The IDF is revamping its medical profile guidelines determining which individual is fit to serve in which unit. The changes, which will go into effect in 2019, include the compulsive enlistment of HIV carriers. Other changes include new rules regarding whether an individual is designated to serve in a combat or rear unit. These are the first such changes in the IDF guidelines since 2005.
The Head of Planning in the IDF Medical Corps, Major Dr. Andrei Lubrovski, said that “these guidelines must be kept up-to-date and relevant. We’ve understood that we have the tools and capabilities to enable additional populations to join the ranks of the IDF, and that it is our duty to adapt ourselves to the developing world of medicine.”
Which is why, Lubrovski added, “we will also recruit HIV-positive people. Instead of having to volunteer under specific and detailed conditions, we have defined a number of criteria that, if met, can justify their compulsory recruitment.”
“The carriers of the gene who are treated regularly and show responsiveness and progress throughout the treatment with good results from the tests, will receive a medical profile of 45 points (out of 97 points for men) and will be able to serve in any role within the given profile, while being monitored by the epidemiological section of the army’s health system.”
Another change concerns the population of recruits who, as children, contracted a malignant disease such as cancer.
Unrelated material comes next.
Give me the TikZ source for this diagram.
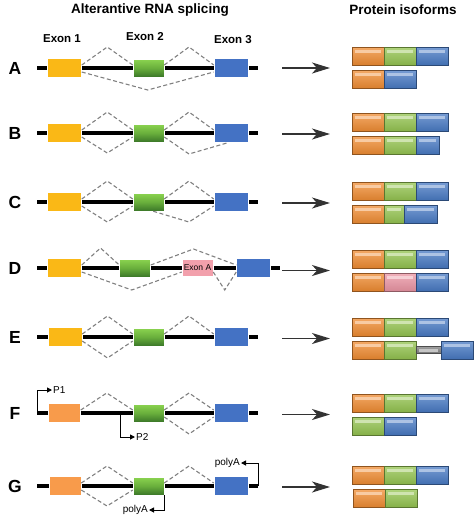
\documentclass[tikz,border=0pt]{standalone}
\usepackage{fontspec}
\setmainfont{Liberation Sans}
\usetikzlibrary{calc,positioning,arrows.meta}
\definecolor{exgold}{RGB}{250,184,22}
\definecolor{exorange}{RGB}{248,155,75}
\definecolor{exblue}{RGB}{68,114,196}
\definecolor{exgreenlt}{RGB}{140,212,80}
\definecolor{exgreenmd}{RGB}{105,175,60}
\definecolor{exgreendk}{RGB}{58,118,40}
\definecolor{expink}{RGB}{242,160,172}
\definecolor{porange}{RGB}{240,140,50}
\definecolor{pgreen}{RGB}{148,196,80}
\definecolor{pblue}{RGB}{72,122,196}
\definecolor{ppink}{RGB}{236,150,165}
\definecolor{pgray}{RGB}{128,128,128}

\begin{document}
\begin{tikzpicture}[x=1pt,y=-1pt,
  title/.style={font=\bfseries\fontsize{13.5}{15}\selectfont},
  exlab/.style={font=\bfseries\fontsize{11.5}{13}\selectfont},
  rowlab/.style={font=\bfseries\fontsize{17.5}{19}\selectfont},
  small/.style={font=\fontsize{10}{11}\selectfont, inner sep=1pt},
  intron/.style={line width=3.2pt},
  exon/.style={minimum width=34pt, minimum height=19pt, inner sep=0pt, draw=white, line width=0.5pt},
  gold/.style={exon, fill=exgold},
  orng/.style={exon, fill=exorange, minimum width=32pt},
  grn/.style={exon, minimum width=31pt, minimum height=18pt, top color=exgreenlt, bottom color=exgreendk, middle color=exgreenmd},
  blu/.style={exon, fill=exblue},
  pnk/.style={exon, fill=expink, minimum width=31pt, minimum height=17pt, font=\fontsize{8.5}{9}\selectfont},
  splice/.style={draw=black!50, line width=1.1pt, dash pattern=on 4pt off 2.5pt},
  bigarrow/.style={draw=black!80, line width=1.7pt, -{Stealth[length=18pt,width=11pt,inset=5pt]}},
  pointer/.style={line width=1pt, -{Triangle[length=5pt,width=5pt]}},
  seg/.style={draw=#1!60!black, line width=0.8pt, top color=#1!75!white, bottom color=#1!90!black,
    minimum width=32pt, minimum height=18pt, inner sep=0pt, outer sep=0pt,
    path picture={\fill[#1!45!white] ([shift={(3pt,-2.5pt)}]path picture bounding box.north west)
      rectangle ([shift={(-3pt,-5.5pt)}]path picture bounding box.north east);}},
]
\useasboundingbox (0,0) rectangle (474,517);
% titles
\node[title] (tl) at (150,10) {Alterantive RNA splicing};
\node[title] (tr) at (403,10) {Protein isoforms};
% rows: letter, intron line, arrow, full-length isoform
\foreach \r/\y/\v/\e in {A/68/68/258, B/133/134/258, C/202/203/258, D/268/270.5/280,
    E/337/338.5/258, F/413/414.5/258, G/486/487/258}{
  \node[rowlab] (L\r) at (15,\y) {\r};
  \coordinate (l\r) at (37,\y);
  \coordinate (r\r) at (\e,\y);
  \draw[intron] (l\r) -- (r\r);
  \coordinate (s\r) at (282,\v);
  \coordinate (e\r) at (330,\v);
  \draw[bigarrow] (s\r) -- (e\r);
  \node[seg=porange] (t\r1) at (368,\v-11.5) {};
  \node[seg=pgreen, right=0pt of t\r1] (t\r2) {};
  \node[seg=pblue, right=0pt of t\r2] (t\r3) {};
}
% exon labels
\node[exlab] (x1) at (62,39) {Exon 1};
\node[exlab] (x2) at (145,37) {Exon 2};
\node[exlab] (x3) at (233,40) {Exon 3};
% A: exon skipping
\node[gold] (A1) at (64.5,68) {};
\node[grn] (A2) at (148.5,68) {};
\node[blu] (A3) at (231,68) {};
\draw[splice] ([yshift=3pt]A1.east) -- ($(A1.east)!.5!(A2.west)+(0,-21)$) -- ([yshift=3pt]A2.west);
\draw[splice] ([yshift=3pt]A2.east) -- ($(A2.east)!.5!(A3.west)+(0,-21)$) -- ([yshift=3pt]A3.west);
\draw[splice] ([yshift=-4pt]A1.east) -- ($(A1.east)!.5!(A3.west)+(0,22)$) -- ([yshift=-4pt]A3.west);
% B: alternative 3' site
\node[gold] (B1) at (64.5,133) {};
\node[grn] (B2) at (148.5,133) {};
\node[blu] (B3) at (231,133) {};
\draw[splice] ([yshift=3pt]B1.east) -- ($(B1.east)!.5!(B2.west)+(0,-21)$) -- ([yshift=3pt]B2.west);
\draw[splice] ([yshift=3pt]B2.east) -- ($(B2.east)!.5!(B3.west)+(0,-21)$) -- ([yshift=3pt]B3.west);
\draw[splice] ([yshift=-4pt]B1.east) -- ($(B1.east)!.5!(B2.west)+(0,20)$) -- ([yshift=-4pt]B2.west);
\draw[splice] ([yshift=-4pt]B2.east) -- ($(B2.east)!.5!(B3.west)+(0,21)$) -- ([xshift=14pt]B3.south west);
% C: alternative 5' site
\node[gold] (C1) at (64.5,202) {};
\node[grn] (C2) at (148.5,202) {};
\node[blu] (C3) at (231,202) {};
\draw[splice] ([yshift=3pt]C1.east) -- ($(C1.east)!.5!(C2.west)+(0,-21)$) -- ([yshift=3pt]C2.west);
\draw[splice] ([yshift=3pt]C2.east) -- ($(C2.east)!.5!(C3.west)+(0,-21)$) -- ([yshift=3pt]C3.west);
\draw[splice] ([yshift=-4pt]C1.east) -- ($(C1.east)!.5!(C2.west)+(0,20)$) -- ([yshift=-4pt]C2.west);
\draw[splice] ([xshift=-11pt]C2.south east) -- ($(C2.east)!.5!(C3.west)+(0,20)$) -- ([yshift=-4pt]C3.west);
% D: mutually exclusive exons
\node[gold] (D1) at (64.5,268) {};
\node[grn] (D2) at (135,268) {};
\node[pnk] (DA) at (197.5,268) {Exon A};
\node[blu] (D3) at (253.5,268) {};
\draw[splice] ([yshift=3pt]D1.east) -- ($(D1.east)!.5!(D2.west)+(0,-20)$) -- ([yshift=3pt]D2.west);
\draw[splice] ([yshift=3pt]D2.east) -- ($(D2.east)!.5!(D3.west)+(0,-19)$) -- ([yshift=3pt]D3.west);
\draw[splice] ([yshift=-4pt]D1.east) -- ($(D1.east)!.5!(DA.west)+(0,22)$) -- ([yshift=-4pt]DA.west);
\draw[splice] ([yshift=-4pt]DA.east) -- ($(DA.east)!.5!(D3.west)+(0,22)$) -- ([yshift=-4pt]D3.west);
% E: intron retention
\node[gold] (E1) at (65,337) {};
\node[grn] (E2) at (148.5,337) {};
\node[blu] (E3) at (231,337) {};
\draw[splice] ([yshift=3pt]E1.east) -- ($(E1.east)!.5!(E2.west)+(0,-21)$) -- ([yshift=3pt]E2.west);
\draw[splice] ([yshift=3pt]E2.east) -- ($(E2.east)!.5!(E3.west)+(0,-21)$) -- ([yshift=3pt]E3.west);
\draw[splice] ([yshift=-4pt]E1.east) -- ($(E1.east)!.5!(E2.west)+(0,21)$) -- ([yshift=-4pt]E2.west);
% F: alternative promoters
\node[orng] (F1) at (64.5,413) {};
\node[grn] (F2) at (148.5,413) {};
\node[blu] (F3) at (231,413) {};
\draw[splice] ([yshift=3pt]F1.east) -- ($(F1.east)!.5!(F2.west)+(0,-20)$) -- ([yshift=3pt]F2.west);
\draw[splice] ([yshift=3pt]F2.east) -- ($(F2.east)!.5!(F3.west)+(0,-20)$) -- ([yshift=3pt]F3.west);
\draw[splice] ([yshift=-4pt]F2.east) -- ($(F2.east)!.5!(F3.west)+(0,21)$) -- ([yshift=-4pt]F3.west);
\node[small, anchor=west] (P1) at (52,390) {P1};
\draw[pointer] (lF) |- (P1.west);
\coordinate (q2) at (120,413);
\node[small, anchor=west] (P2) at (135,437) {P2};
\draw[pointer] (q2) |- (P2.west);
% G: alternative polyadenylation
\node[orng] (G1) at (65,486) {};
\node[grn] (G2) at (148.5,486) {};
\node[blu] (G3) at (231,486) {};
\draw[splice] ([yshift=3pt]G1.east) -- ($(G1.east)!.5!(G2.west)+(0,-20)$) -- ([yshift=3pt]G2.west);
\draw[splice] ([yshift=3pt]G2.east) -- ($(G2.east)!.5!(G3.west)+(0,-20)$) -- ([yshift=3pt]G3.west);
\draw[splice] ([yshift=-4pt]G1.east) -- ($(G1.east)!.5!(G2.west)+(0,20)$) -- ([yshift=-4pt]G2.west);
\node[small, anchor=east] (pA1) at (149,510) {polyA};
\draw[pointer] (G2.south east) |- (pA1.east);
\node[small, anchor=east] (pA2) at (241,463) {polyA};
\draw[pointer] (rG) |- (pA2.east);
% second isoforms
\node[seg=porange] (iA1) at (368,79.5) {};
\node[seg=pblue, right=0pt of iA1] (iA2) {};
\node[seg=porange] (iB1) at (368,145.5) {};
\node[seg=pgreen, right=0pt of iB1] (iB2) {};
\node[seg=pblue, right=0pt of iB2, minimum width=23pt] (iB3) {};
\node[seg=porange] (iC1) at (368,214.5) {};
\node[seg=pgreen, right=0pt of iC1, minimum width=20pt] (iC2) {};
\node[seg=pblue, right=0pt of iC2, minimum width=33pt] (iC3) {};
\node[seg=porange] (iD1) at (368,282) {};
\node[seg=ppink, right=0pt of iD1] (iD2) {};
\node[seg=pblue, right=0pt of iD2] (iD3) {};
\node[seg=porange] (iE1) at (368,350) {};
\node[seg=pgreen, right=0pt of iE1] (iE2) {};
\node[seg=pgray, right=0pt of iE2, minimum width=25pt, minimum height=7pt] (iE3) {};
\node[seg=pblue, right=0pt of iE3] (iE4) {};
\node[seg=pgreen] (iF1) at (368,426) {};
\node[seg=pblue, right=0pt of iF1] (iF2) {};
\node[seg=porange] (iG1) at (369,498.5) {};
\node[seg=pgreen, right=0pt of iG1] (iG2) {};
\end{tikzpicture}
\end{document}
“The perception until now was that someone who had cancer in the past is not fit to serve in combat service,” Lubrovski explained, noting: “We’ve reached the conclusion that we are missing out on a potential population of quality fighters. Therefore, we decided that a person who has recovered from his illness in the five years prior to his first enlistment notice (delivered by one’s 17th birthday), receive a 72-point profile and be able to reach any combat unit that requires a Rifleman 03 rating.”
Another change: overweight recruits will be allowed to undergo stomach-shortening surgery, go on a six-month leave and then be reevaluated as potential combat recruits.
“This change will be felt,” the planning director stressed. “It opens up options for thousands of people to serve as fighters, and will increase the percentage of recruits in combat outfits significantly.”
“Moreover,” he said, “from a moral point of view, this is an important step that shows that the army is really flexible to accept all its members.”